_PROVIDED DATA_
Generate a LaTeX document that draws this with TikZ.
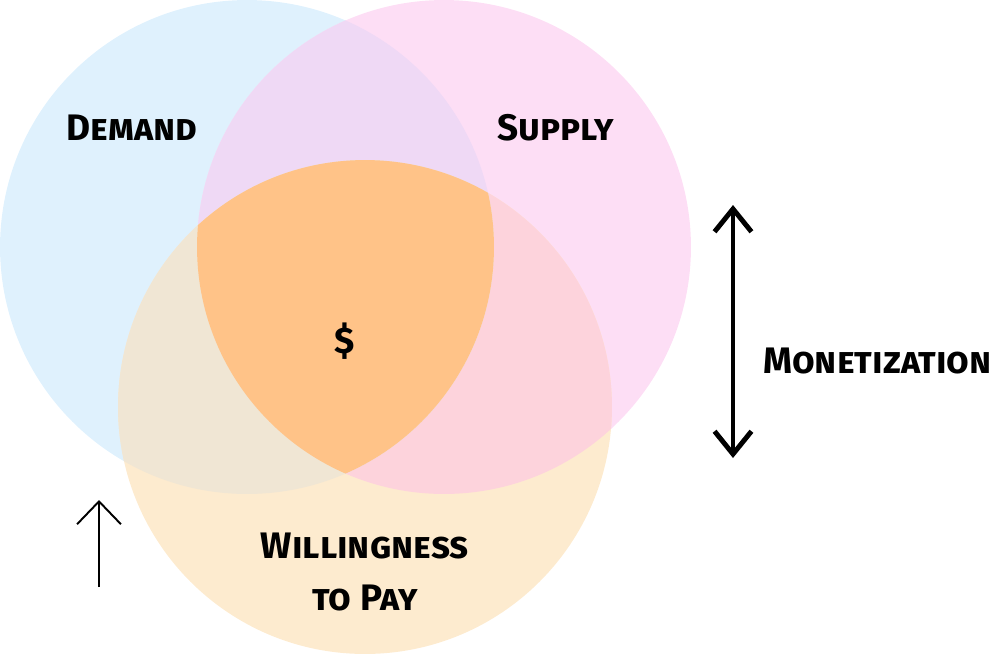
\documentclass[tikz,border=0pt]{standalone}
\usepackage{fontspec}
\setmainfont{Fira Sans}
\usetikzlibrary{arrows.meta}

\definecolor{demandblue}{RGB}{223,241,253}
\definecolor{supplypink}{RGB}{253,222,245}
\definecolor{payorange}{RGB}{253,235,207}
\definecolor{bluepink}{RGB}{239,217,245}
\definecolor{blueorange}{RGB}{240,230,212}
\definecolor{pinkorange}{RGB}{253,211,220}
\definecolor{core}{RGB}{255,195,136}

\begin{document}
\begin{tikzpicture}[x=0.02cm, y=-0.02cm,
    ring/.style = {circle, minimum size=9.88cm, inner sep=0pt},
    txt/.style = {font=\fontsize{21}{30}\selectfont\bfseries\scshape, align=center},
    bigarrow/.style = {line width=2.8pt, {Straight Barb[length=13pt,width=21pt]}-{Straight Barb[length=13pt,width=21pt]}},
    smallarrow/.style = {line width=1.1pt, -{Straight Barb[length=13pt,width=25pt]}}]
    \useasboundingbox (0,0) rectangle (1000,654);

    \node[ring, fill=demandblue] (D) at (247,247) {};
    \node[ring, fill=supplypink] (S) at (444,247) {};
    \node[ring, fill=payorange] (W) at (365,407) {};

    % overlaps
    \begin{scope}
        \clip (S.center) circle (4.94cm);
        \fill[pinkorange] (W.center) circle (4.94cm);
    \end{scope}
    \begin{scope}
        \clip (D.center) circle (4.94cm);
        \fill[bluepink] (S.center) circle (4.94cm);
        \fill[blueorange] (W.center) circle (4.94cm);
        \clip (S.center) circle (4.94cm);
        \fill[core] (W.center) circle (4.94cm);
    \end{scope}

    \node[txt] (demand) at (132,128) {Demand};
    \node[txt] (supply) at (556,128) {Supply};
    \node[txt] (money) at (345,341) {\$};
    \node[txt] (wtp) at (365,572) {Willingness\\to Pay};
    \node[txt, anchor=west] (monet) at (757,361) {Monetization};

    \coordinate (mtop) at (733,205);
    \coordinate (mbot) at (733,458);
    \coordinate (utop) at (99,500);
    \coordinate (ubot) at (99,587);

    \draw[bigarrow] (mtop) -- (mbot);
    \draw[smallarrow] (ubot) -- (utop);
\end{tikzpicture}
\end{document}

_DO THIS_
Reproduce the material word for word, minus the images.

_COMPLETED EXERCISE_
Generate a LaTeX document that draws this with TikZ.
\documentclass[tikz,border=0pt]{standalone}
\usepackage{fontspec}
\setmainfont{Fira Sans}
\usetikzlibrary{arrows.meta}

\definecolor{demandblue}{RGB}{223,241,253}
\definecolor{supplypink}{RGB}{253,222,245}
\definecolor{payorange}{RGB}{253,235,207}
\definecolor{bluepink}{RGB}{239,217,245}
\definecolor{blueorange}{RGB}{240,230,212}
\definecolor{pinkorange}{RGB}{253,211,220}
\definecolor{core}{RGB}{255,195,136}

\begin{document}
\begin{tikzpicture}[x=0.02cm, y=-0.02cm,
    ring/.style = {circle, minimum size=9.88cm, inner sep=0pt},
    txt/.style = {font=\fontsize{21}{30}\selectfont\bfseries\scshape, align=center},
    bigarrow/.style = {line width=2.8pt, {Straight Barb[length=13pt,width=21pt]}-{Straight Barb[length=13pt,width=21pt]}},
    smallarrow/.style = {line width=1.1pt, -{Straight Barb[length=13pt,width=25pt]}}]
    \useasboundingbox (0,0) rectangle (1000,654);

    \node[ring, fill=demandblue] (D) at (247,247) {};
    \node[ring, fill=supplypink] (S) at (444,247) {};
    \node[ring, fill=payorange] (W) at (365,407) {};

    % overlaps
    \begin{scope}
        \clip (S.center) circle (4.94cm);
        \fill[pinkorange] (W.center) circle (4.94cm);
    \end{scope}
    \begin{scope}
        \clip (D.center) circle (4.94cm);
        \fill[bluepink] (S.center) circle (4.94cm);
        \fill[blueorange] (W.center) circle (4.94cm);
        \clip (S.center) circle (4.94cm);
        \fill[core] (W.center) circle (4.94cm);
    \end{scope}

    \node[txt] (demand) at (132,128) {Demand};
    \node[txt] (supply) at (556,128) {Supply};
    \node[txt] (money) at (345,341) {\$};
    \node[txt] (wtp) at (365,572) {Willingness\\to Pay};
    \node[txt, anchor=west] (monet) at (757,361) {Monetization};

    \coordinate (mtop) at (733,205);
    \coordinate (mbot) at (733,458);
    \coordinate (utop) at (99,500);
    \coordinate (ubot) at (99,587);

    \draw[bigarrow] (mtop) -- (mbot);
    \draw[smallarrow] (ubot) -- (utop);
\end{tikzpicture}
\end{document}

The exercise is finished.